I really let stress get to me sometimes…if everything is crazy and busy, I go into superwoman mode (well what I think is superwoman mode anyway…to be honest I think it just makes me look a bit ridiculous) and try and get it all done myself. I'm like a horse with blinkers on, all I can see is the end of my to-do list, and I'm often short and snappy with people as a result. And, worst of all, I sacrifice time with God for time getting things done. But in reality, this is when I need quiet time with God most. In these moments, spending time mopping the floors (metaphorically obviously…I don't think I have ever actually mopped a floor in my life. Sorry Mum) just me and God, is the most productive thing I can do in that moment. Slowing down allows me to relax, be more productive in my busy-ness, treat people with love even though I'm stressed, and see things with God's perspective and priorities and not my own.

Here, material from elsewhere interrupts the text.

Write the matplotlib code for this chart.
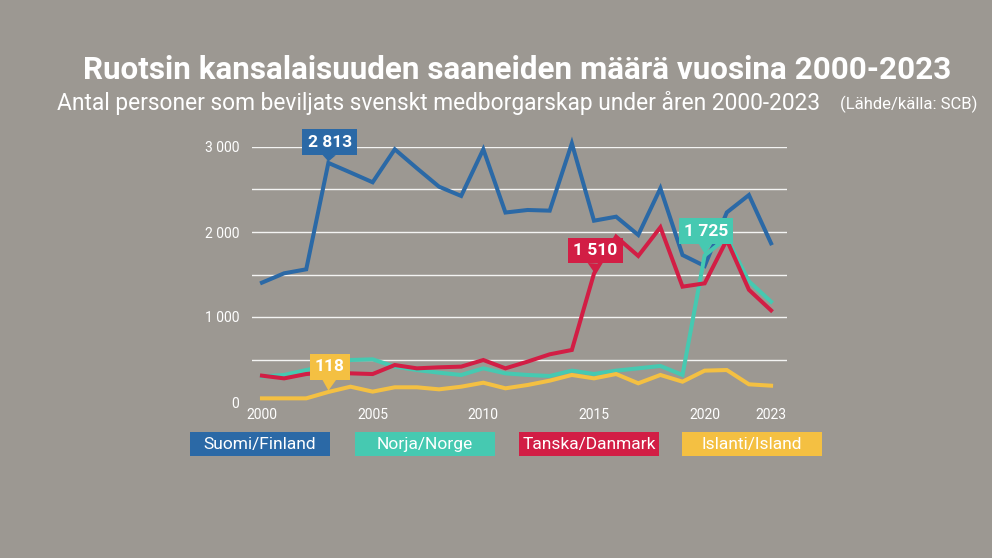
"""Swedish citizenship granted to Nordic citizens 2000-2023"""
import matplotlib
matplotlib.use("Agg")
from matplotlib import pyplot as plt
from matplotlib.patches import Rectangle

years = list(range(2000, 2024))
finland = [1404, 1514, 1561, 2813, 2700, 2585, 2973, 2750, 2533, 2424, 2973, 2229,
           2259, 2251, 3043, 2133, 2180, 1965, 2514, 1729, 1600, 2230, 2435, 1867]
norway = [300, 318, 376, 430, 494, 502, 416, 376, 345, 318, 396, 337,
          318, 306, 369, 329, 369, 396, 424, 318, 1725, 1930, 1420, 1180]
denmark = [310, 278, 329, 350, 337, 329, 435, 396, 408, 416, 494, 396,
           475, 561, 612, 1510, 1945, 1718, 2055, 1357, 1396, 1906, 1320, 1078]
iceland = [43, 43, 43, 118, 180, 122, 173, 173, 149, 180, 227, 161,
           200, 251, 318, 278, 329, 220, 318, 239, 369, 376, 208, 192]

names = ["Suomi/Finland", "Norja/Norge", "Tanska/Danmark", "Islanti/Island"]
series = [finland, norway, denmark, iceland]
colors = ["#2b69a6", "#46c9b1", "#d21e45", "#f4c042"]
# (country index, year, value shown in the callout)
callouts = [(0, 2003, 2813), (2, 2015, 1510), (1, 2020, 1725), (3, 2003, 118)]
lift = [15, 16.5, 17.5, 18]   # how far above the point each box sits, pt

bg = "#9c9892"
plt.rcParams["font.family"] = ["Roboto", "DejaVu Sans"]

fig = plt.figure(figsize=(9.92, 5.58), dpi=100, facecolor=bg)
ax = fig.add_axes([252 / 992, 1 - 402 / 558, 535 / 992, 255 / 558])
ax.set_facecolor(bg)
ax.set_xlim(1999.55, 2023.72)
ax.set_ylim(0, 3000)

for i, vals in enumerate(series):
    ax.plot(years, vals, color=colors[i], lw=2.9, zorder=3 + i, clip_on=False,
            solid_joinstyle="miter")

# grid every 500, labels every 1000, no line at zero
yt = list(range(0, 3001, 500))
ax.set_yticks(yt)
ax.set_yticklabels([f"{v:,}".replace(",", " ") if v % 1000 == 0 else "" for v in yt])
ax.grid(axis="y", color="white", lw=1.0, alpha=0.9)
ax.get_ygridlines()[0].set_visible(False)
ax.set_xticks([2000, 2005, 2010, 2015, 2020, 2023])
ax.tick_params(length=0, colors="white", labelsize=10)
ax.tick_params(axis="y", pad=9)
ax.tick_params(axis="x", pad=4)
for s in ax.spines.values():
    s.set_visible(False)

for k, (ci, yr, val) in enumerate(callouts):
    ax.annotate(f"{val:,}".replace(",", " "), xy=(yr, val), xytext=(1, lift[k]),
                textcoords="offset points", ha="center", va="center",
                fontsize=12.5, fontweight="bold", color="white", zorder=10,
                bbox=dict(boxstyle="square,pad=0.3", fc=colors[ci], ec="none"),
                arrowprops=dict(arrowstyle="wedge,tail_width=0.8", fc=colors[ci],
                                ec="none", shrinkA=0, shrinkB=1))

# legend boxes
lx = [190, 355, 519, 682]
for i, name in enumerate(names):
    fig.patches.append(Rectangle((lx[i] / 992, 1 - 456 / 558), 140 / 992, 24 / 558,
                                 transform=fig.transFigure, fc=colors[i], ec="none"))
    fig.text((lx[i] + 70) / 992, 1 - 444 / 558, name, ha="center", va="center",
             color="white", fontsize=12.5)

fig.text(517 / 992, 1 - 70 / 558, "Ruotsin kansalaisuuden saaneiden määrä vuosina 2000-2023",
         ha="center", va="center", color="white", fontsize=22.6, fontweight="bold")
fig.text(57 / 992, 1 - 103 / 558, "Antal personer som beviljats svenskt medborgarskap under åren 2000-2023",
         ha="left", va="center", color="white", fontsize=16.4)
fig.text(977 / 992, 1 - 104 / 558, "(Lähde/källa: SCB)",
         ha="right", va="center", color="white", fontsize=12)

fig.savefig("out.png", dpi=100, facecolor=bg)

So next time you see me rushing around like a headless chicken, remind me to go and just spend time mopping the floors with God. That's what I really need; time with the one I love and who knows me better than I know myself to destress and re-centre. I might yell at you, and I'm so sorry for that (shamefully, my friends and family have to put up with my yelling a lot) but I will thank you later. As God says to Bruce, 'that's the amazing thing; no matter how dirty things get, you can always clean them right up'.